For the most part though Hollywood was too tame for Marshall’s ruthless heroes, passionate women, and blood thirsty bad guys and few films could do justice to his wide ranging and complex plots. INFINITE WOMAN told from the point of view and in the voice of a character based on Lola Montez is one of the best of his books and as readable today as when it was first published.
February 12th, 2010 at 2:33 pm
Hey, this makes me want to read the book. And MORE of Marshall’s books. Thanks.
February 14th, 2010 at 1:37 pm
Evan
I think you’ll like Marshall. He wrote big full blooded novels with larger than life heroes and heroines and a good eye for historical detail and capturing the eras he wrote about. His Pagan King is an outstanding Arthurian novel about a very likely Arhtur and I’ll stand it beside Rosemary Sutcliffe’s Sword of Sunset or Mary Stewart’s novels any day. Earth Giant is narrated by a believable Hercules, and The Viking is one of the most rousing adventures you will ever encounter.
I’ve always thought that Robert E. Howard might have ended up writing in the Marshall vein if he had lived longer, and Marshall offers some of the same word magic and spirit of Howard’s work or Harold Lamb before him.
Steve
Re that “uncensored abridgement” it mostly meant they left all the racy stuff in but cut the book a bit for length, though I’ve read the hardcover and paperback and don’t see that many cuts.
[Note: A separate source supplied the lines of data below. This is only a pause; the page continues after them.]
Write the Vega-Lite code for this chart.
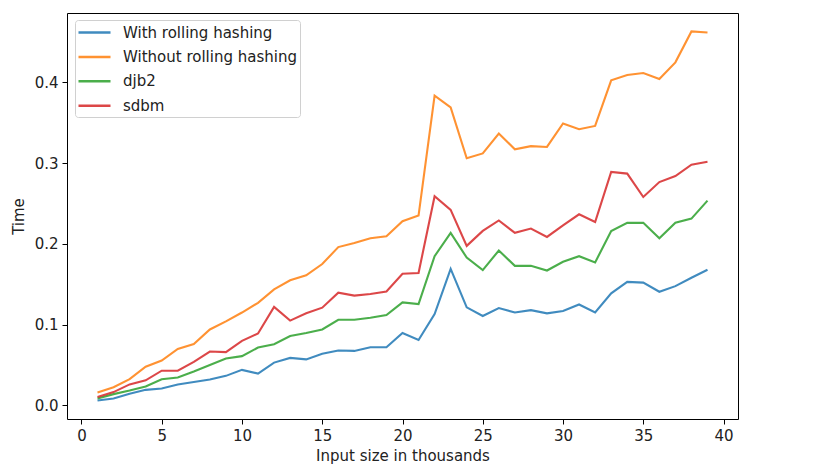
{
  "$schema": "https://vega.github.io/schema/vega-lite/v6.json",
  "width": 671,
  "height": 406,
  "autosize": "none",
  "padding": {"left": 67, "top": 13, "right": 80, "bottom": 55},
  "background": "white",
  "config": {
    "font": "DejaVu Sans",
    "view": {"stroke": "#000", "strokeWidth": 1},
    "axis": {
      "grid": false,
      "domain": false,
      "tickColor": "#000",
      "tickSize": 5,
      "labelColor": "#222",
      "labelFontSize": 15,
      "labelFont": "DejaVu Sans",
      "titleFont": "DejaVu Sans",
      "titleFontSize": 15,
      "titleFontWeight": "normal",
      "titleColor": "#222",
      "labelPadding": 4
    }
  },
  "data": {
    "values": [
      {"n": 1, "With rolling hashing": 0.006, "Without rolling hashing": 0.016, "djb2": 0.0086, "sdbm": 0.0103},
      {"n": 2, "With rolling hashing": 0.0086, "Without rolling hashing": 0.0226, "djb2": 0.014, "sdbm": 0.0165},
      {"n": 3, "With rolling hashing": 0.0144, "Without rolling hashing": 0.0325, "djb2": 0.0185, "sdbm": 0.026},
      {"n": 4, "With rolling hashing": 0.0193, "Without rolling hashing": 0.048, "djb2": 0.0235, "sdbm": 0.031},
      {"n": 5, "With rolling hashing": 0.021, "Without rolling hashing": 0.0556, "djb2": 0.0325, "sdbm": 0.043},
      {"n": 6, "With rolling hashing": 0.026, "Without rolling hashing": 0.07, "djb2": 0.0346, "sdbm": 0.043},
      {"n": 7, "With rolling hashing": 0.029, "Without rolling hashing": 0.076, "djb2": 0.042, "sdbm": 0.054},
      {"n": 8, "With rolling hashing": 0.032, "Without rolling hashing": 0.094, "djb2": 0.05, "sdbm": 0.0667},
      {"n": 9, "With rolling hashing": 0.0366, "Without rolling hashing": 0.104, "djb2": 0.058, "sdbm": 0.066},
      {"n": 10, "With rolling hashing": 0.044, "Without rolling hashing": 0.115, "djb2": 0.061, "sdbm": 0.08},
      {"n": 11, "With rolling hashing": 0.0395, "Without rolling hashing": 0.127, "djb2": 0.0716, "sdbm": 0.089},
      {"n": 12, "With rolling hashing": 0.053, "Without rolling hashing": 0.1436, "djb2": 0.0757, "sdbm": 0.122},
      {"n": 13, "With rolling hashing": 0.0588, "Without rolling hashing": 0.155, "djb2": 0.086, "sdbm": 0.105},
      {"n": 14, "With rolling hashing": 0.057, "Without rolling hashing": 0.161, "djb2": 0.0897, "sdbm": 0.114},
      {"n": 15, "With rolling hashing": 0.064, "Without rolling hashing": 0.175, "djb2": 0.094, "sdbm": 0.121},
      {"n": 16, "With rolling hashing": 0.068, "Without rolling hashing": 0.196, "djb2": 0.106, "sdbm": 0.1395},
      {"n": 17, "With rolling hashing": 0.0675, "Without rolling hashing": 0.201, "djb2": 0.106, "sdbm": 0.136},
      {"n": 18, "With rolling hashing": 0.072, "Without rolling hashing": 0.207, "djb2": 0.1086, "sdbm": 0.138},
      {"n": 19, "With rolling hashing": 0.072, "Without rolling hashing": 0.2095, "djb2": 0.112, "sdbm": 0.141},
      {"n": 20, "With rolling hashing": 0.0897, "Without rolling hashing": 0.228, "djb2": 0.1276, "sdbm": 0.163},
      {"n": 21, "With rolling hashing": 0.081, "Without rolling hashing": 0.235, "djb2": 0.1255, "sdbm": 0.164},
      {"n": 22, "With rolling hashing": 0.113, "Without rolling hashing": 0.3835, "djb2": 0.1848, "sdbm": 0.259},
      {"n": 23, "With rolling hashing": 0.169, "Without rolling hashing": 0.369, "djb2": 0.2136, "sdbm": 0.242},
      {"n": 24, "With rolling hashing": 0.1214, "Without rolling hashing": 0.306, "djb2": 0.183, "sdbm": 0.1975},
      {"n": 25, "With rolling hashing": 0.1107, "Without rolling hashing": 0.312, "djb2": 0.1675, "sdbm": 0.216},
      {"n": 26, "With rolling hashing": 0.1206, "Without rolling hashing": 0.3366, "djb2": 0.1918, "sdbm": 0.229},
      {"n": 27, "With rolling hashing": 0.115, "Without rolling hashing": 0.317, "djb2": 0.1728, "sdbm": 0.2136},
      {"n": 28, "With rolling hashing": 0.118, "Without rolling hashing": 0.321, "djb2": 0.1728, "sdbm": 0.219},
      {"n": 29, "With rolling hashing": 0.114, "Without rolling hashing": 0.32, "djb2": 0.167, "sdbm": 0.2086},
      {"n": 30, "With rolling hashing": 0.117, "Without rolling hashing": 0.349, "djb2": 0.1778, "sdbm": 0.223},
      {"n": 31, "With rolling hashing": 0.125, "Without rolling hashing": 0.342, "djb2": 0.1848, "sdbm": 0.2366},
      {"n": 32, "With rolling hashing": 0.115, "Without rolling hashing": 0.346, "djb2": 0.177, "sdbm": 0.227},
      {"n": 33, "With rolling hashing": 0.1387, "Without rolling hashing": 0.4025, "djb2": 0.216, "sdbm": 0.289},
      {"n": 34, "With rolling hashing": 0.153, "Without rolling hashing": 0.409, "djb2": 0.226, "sdbm": 0.287},
      {"n": 35, "With rolling hashing": 0.152, "Without rolling hashing": 0.4115, "djb2": 0.226, "sdbm": 0.258},
      {"n": 36, "With rolling hashing": 0.1407, "Without rolling hashing": 0.404, "djb2": 0.207, "sdbm": 0.2765},
      {"n": 37, "With rolling hashing": 0.1477, "Without rolling hashing": 0.4247, "djb2": 0.2263, "sdbm": 0.284},
      {"n": 38, "With rolling hashing": 0.158, "Without rolling hashing": 0.463, "djb2": 0.2313, "sdbm": 0.298},
      {"n": 39, "With rolling hashing": 0.168, "Without rolling hashing": 0.4617, "djb2": 0.2535, "sdbm": 0.3016}
    ]
  },
  "transform": [
    {"fold": ["With rolling hashing", "Without rolling hashing", "djb2", "sdbm"], "as": ["series", "time"]}
  ],
  "mark": {"type": "line", "strokeWidth": 2.1, "opacity": 0.85},
  "encoding": {
    "x": {
      "field": "n",
      "type": "quantitative",
      "scale": {"domain": [-0.9, 40.9], "nice": false, "zero": false},
      "axis": {"values": [0, 5, 10, 15, 20, 25, 30, 35, 40], "format": "d", "title": "Input size in thousands", "titlePadding": 5}
    },
    "y": {
      "field": "time",
      "type": "quantitative",
      "scale": {"domain": [-0.0168, 0.4858], "nice": false, "zero": false},
      "axis": {"values": [0, 0.1, 0.2, 0.3, 0.4], "format": ".1f", "title": "Time", "titlePadding": 8}
    },
    "color": {
      "field": "series",
      "type": "nominal",
      "scale": {
        "domain": ["With rolling hashing", "Without rolling hashing", "djb2", "sdbm"],
        "range": ["#1f77b4", "#ff7f0e", "#2ca02c", "#d62728"]
      },
      "legend": {
        "title": null,
        "orient": "none",
        "legendX": 8,
        "legendY": 7,
        "fillColor": "white",
        "strokeColor": "#d0d0d0",
        "cornerRadius": 3,
        "padding": 3,
        "symbolType": "M-2,0H2",
        "symbolSize": 256,
        "symbolOffset": 7,
        "symbolStrokeWidth": 2.5,
        "symbolOpacity": 0.85,
        "labelFont": "DejaVu Sans",
        "labelFontSize": 15,
        "labelColor": "#222",
        "labelLimit": 400,
        "labelOffset": 19,
        "rowPadding": 6.4
      }
    }
  }
}
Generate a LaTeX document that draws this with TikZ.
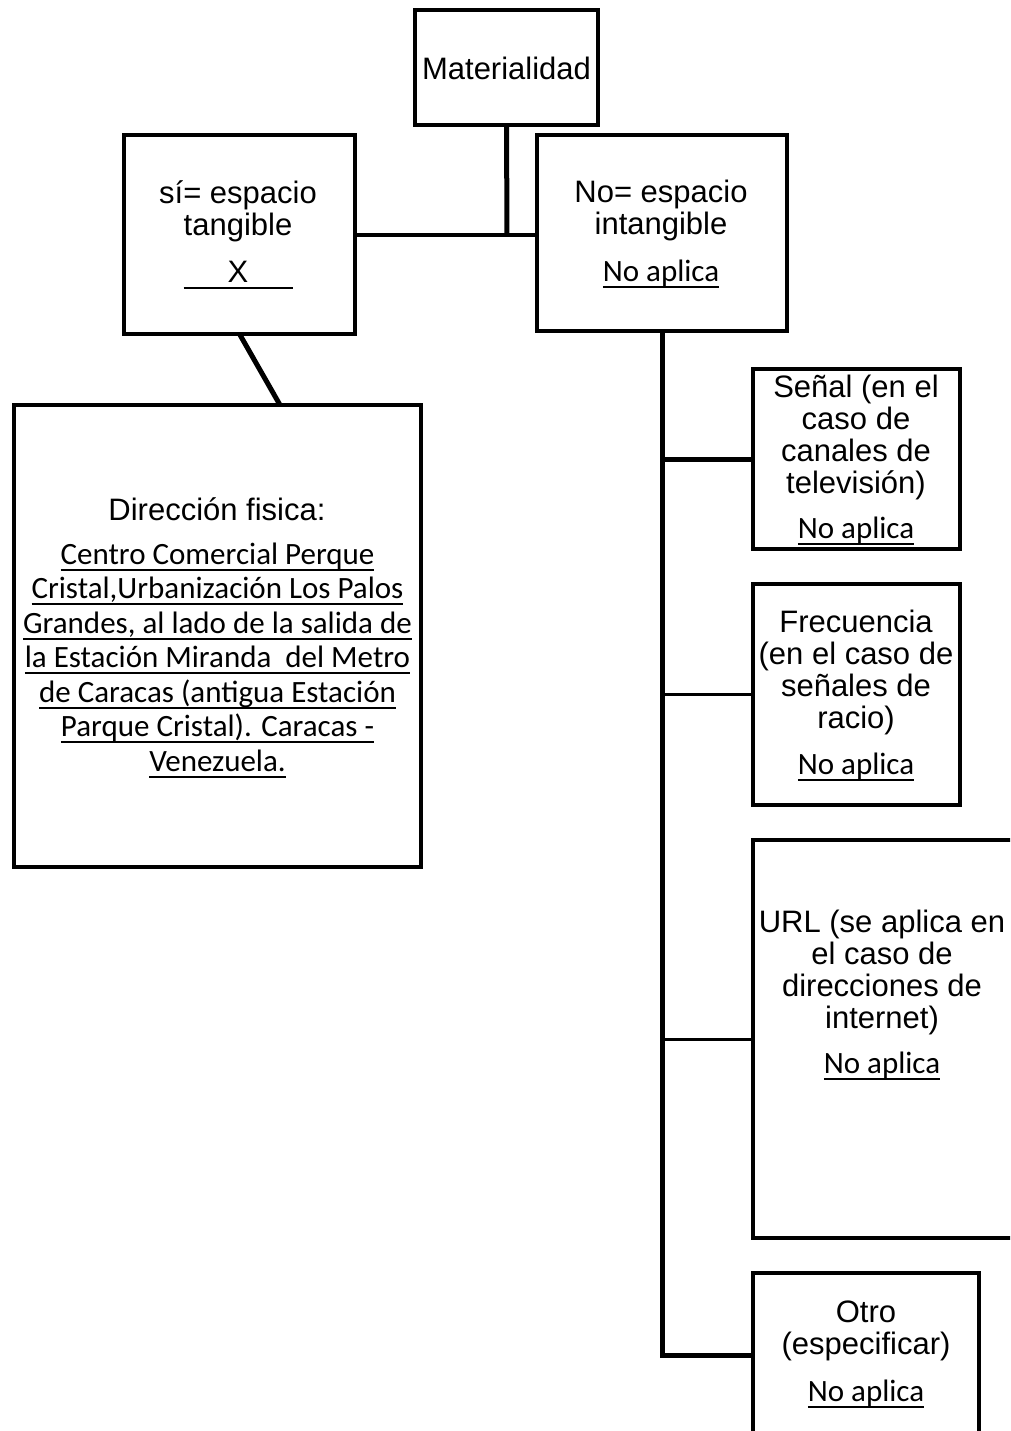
\documentclass[tikz,border=0pt]{standalone}
\usepackage{fontspec}
\newfontfamily\arialf{Liberation Sans}
\newfontfamily\calf{Carlito}
\newcommand\myul[1]{\leavevmode\setbox0\hbox{#1}\rlap{\vrule width\wd0 height -4.5pt depth 6.5pt}\box0}
\begin{document}
\begin{tikzpicture}[x=1pt,y=-1pt,
  box/.style={draw, line width=4pt, inner sep=0pt, outer sep=0pt},
  conn/.style={line width=5pt},
  thinconn/.style={line width=3pt},
  lbl/.style={align=center, inner sep=0pt, font=\arialf\fontsize{31}{32}\selectfont},
  addr/.style={align=center, inner sep=0pt, font=\calf\fontsize{31}{34.5}\selectfont}]
\useasboundingbox (0,0) rectangle (1010,1431);
\clip (0,0) rectangle (1010,1431);
% boxes
\node[box, minimum width=183pt, minimum height=115pt] (mat) at (506.5,67.5) {};
\node[box, minimum width=231pt, minimum height=199pt] (si) at (239.5,234.5) {};
\node[box, minimum width=250pt, minimum height=196pt] (no) at (662,233) {};
\node[box, minimum width=407pt, minimum height=462pt] (dir) at (217.5,636) {};
\node[box, minimum width=207pt, minimum height=180pt] (sen) at (856.5,459) {};
\node[box, minimum width=207pt, minimum height=221pt] (fre) at (856.5,694.5) {};
\node[box, minimum width=297pt, minimum height=398pt] (url) at (901.5,1039) {};
\node[box, minimum width=226pt, minimum height=197pt] (otro) at (866,1371.5) {};
% texts
\node[lbl] (matT) at (506.5,68) {Materialidad};
\node[lbl] (siT) at (238,235) {sí= espacio\\tangible\\[15pt]\myul{\makebox[109pt]{X}}};
\node[lbl] (noT) at (661,234) {No= espacio\\intangible\\[15pt]{\calf\myul{No aplica}}};
\node[lbl] (dirT) at (217,509) {Dirección fisica:};
\node[addr] (dirA) at (217.5,660) {\myul{Centro Comercial Perque}\\\myul{Cristal,Urbanización Los Palos}\\\myul{Grandes, al lado de la salida de}\\\myul{la Estación Miranda\ \ del Metro}\\\myul{de Caracas (antigua Estación}\\\myul{Parque Cristal). Caracas -}\\\myul{Venezuela.}};
\node[lbl] (senT) at (856,460) {Señal (en el\\caso de\\canales de\\televisión)\\[13pt]{\calf\myul{No aplica}}};
\node[lbl] (freT) at (856,696) {Frecuencia\\(en el caso de\\señales de\\racio)\\[14pt]{\calf\myul{No aplica}}};
\node[lbl] (urlT) at (882,995) {URL (se aplica en\\el caso de\\direcciones de\\internet)\\[13pt]{\calf\myul{No aplica}}};
\node[lbl] (otroT) at (866,1354) {Otro\\(especificar)\\[15pt]{\calf\myul{No aplica}}};
% connectors
\coordinate (j) at (507,235);
\coordinate (ob) at (751,1355);
\draw[conn] (mat.south) -- (j);
\draw[line width=4pt] (si.east |- j) -- (no.west |- j);
\draw[conn] (si.south) -- ([xshift=62.5pt]dir.north);
\draw[conn] (no.south) -- (no.south |- ob) -- (ob);
\draw[conn] (no.south |- sen.west) -- (sen.west);
\draw[thinconn] (no.south |- fre.west) -- (fre.west);
\draw[thinconn] (no.south |- url.west) -- (url.west);
\end{tikzpicture}
\end{document}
Marshall’s sales meant he did pretty well in terms of cover artists. Not only the one you show here, but also James Bama covers for Yankee Pasha and Caravan to Xanadu and others from Bob Abbett.
Other than Pagan King and Infinite Woman my favorite Marshall novel may be Gypsy Sixpence Marshall’s take on the life of Sir Richard Francis Burton. It’s an Errol Flynn movie in print.